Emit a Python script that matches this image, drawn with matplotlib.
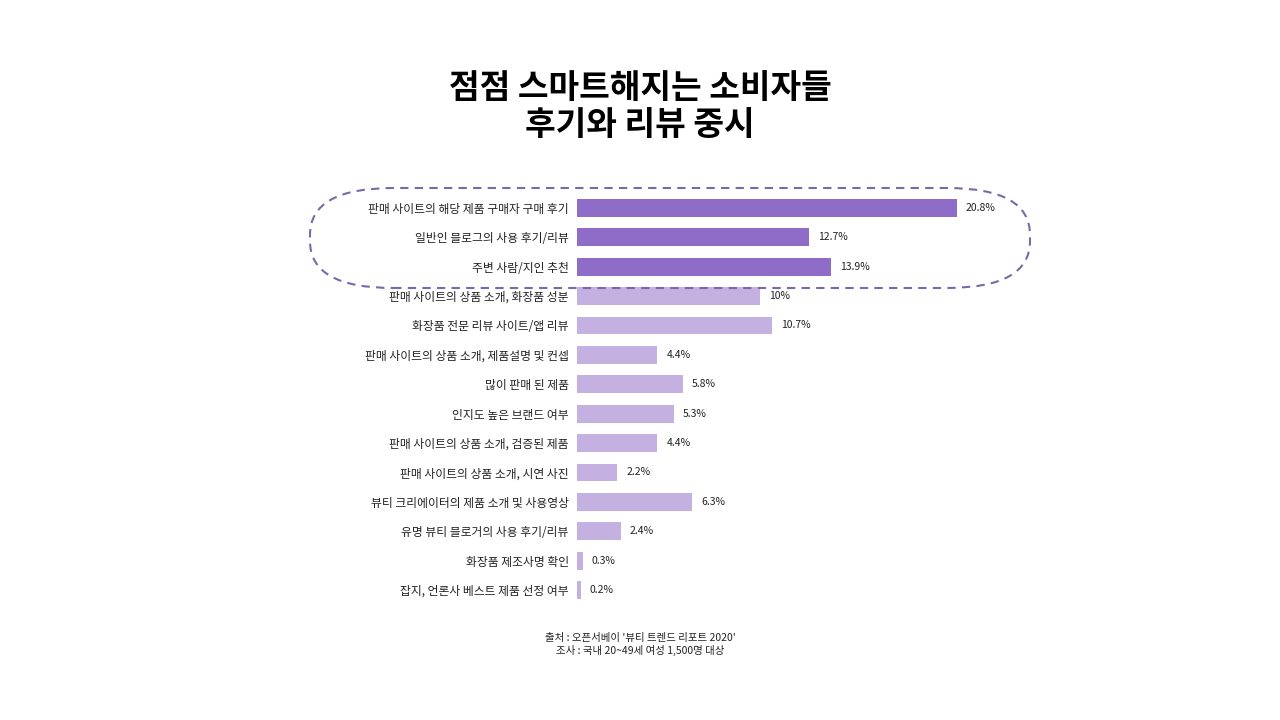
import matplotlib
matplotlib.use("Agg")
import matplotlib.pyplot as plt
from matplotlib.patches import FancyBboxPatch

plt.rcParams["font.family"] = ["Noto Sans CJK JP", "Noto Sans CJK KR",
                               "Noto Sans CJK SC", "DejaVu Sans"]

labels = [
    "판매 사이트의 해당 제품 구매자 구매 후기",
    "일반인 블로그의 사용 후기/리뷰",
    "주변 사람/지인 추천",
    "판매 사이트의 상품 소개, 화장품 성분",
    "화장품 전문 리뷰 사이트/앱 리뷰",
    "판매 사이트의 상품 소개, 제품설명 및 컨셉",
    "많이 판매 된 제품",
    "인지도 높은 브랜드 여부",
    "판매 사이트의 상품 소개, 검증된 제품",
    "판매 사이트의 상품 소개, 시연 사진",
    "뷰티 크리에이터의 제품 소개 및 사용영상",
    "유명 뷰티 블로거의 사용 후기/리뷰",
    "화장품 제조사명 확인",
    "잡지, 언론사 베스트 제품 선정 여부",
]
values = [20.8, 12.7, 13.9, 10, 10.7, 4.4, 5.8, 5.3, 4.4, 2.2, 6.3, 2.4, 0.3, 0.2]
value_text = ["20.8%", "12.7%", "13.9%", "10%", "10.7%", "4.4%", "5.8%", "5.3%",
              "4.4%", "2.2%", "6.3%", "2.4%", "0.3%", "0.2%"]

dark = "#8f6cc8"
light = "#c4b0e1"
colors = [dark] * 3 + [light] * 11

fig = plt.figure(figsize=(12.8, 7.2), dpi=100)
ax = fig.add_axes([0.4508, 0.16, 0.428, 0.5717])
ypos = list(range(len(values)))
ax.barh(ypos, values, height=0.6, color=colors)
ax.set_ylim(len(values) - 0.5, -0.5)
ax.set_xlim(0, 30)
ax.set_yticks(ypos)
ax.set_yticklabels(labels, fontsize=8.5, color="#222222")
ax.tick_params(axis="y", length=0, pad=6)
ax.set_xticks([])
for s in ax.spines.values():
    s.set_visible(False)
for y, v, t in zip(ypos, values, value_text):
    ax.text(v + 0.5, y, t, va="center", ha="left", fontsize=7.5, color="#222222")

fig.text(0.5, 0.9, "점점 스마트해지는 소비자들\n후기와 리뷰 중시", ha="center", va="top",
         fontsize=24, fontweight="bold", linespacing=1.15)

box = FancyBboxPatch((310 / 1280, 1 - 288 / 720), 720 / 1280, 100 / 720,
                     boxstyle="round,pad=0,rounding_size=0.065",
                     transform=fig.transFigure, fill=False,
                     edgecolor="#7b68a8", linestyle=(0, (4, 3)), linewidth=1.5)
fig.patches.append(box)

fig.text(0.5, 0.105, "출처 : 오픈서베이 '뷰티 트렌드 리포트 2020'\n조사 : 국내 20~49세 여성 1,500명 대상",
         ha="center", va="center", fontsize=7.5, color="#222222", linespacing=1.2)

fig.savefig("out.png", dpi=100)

----

## [Problem]
Search the lines for "matplotlib". Copy each line that has it.

## [Task response]
Emit a Python script that matches this image, drawn with matplotlib.
import matplotlib
matplotlib.use("Agg")
import matplotlib.pyplot as plt
from matplotlib.patches import FancyBboxPatch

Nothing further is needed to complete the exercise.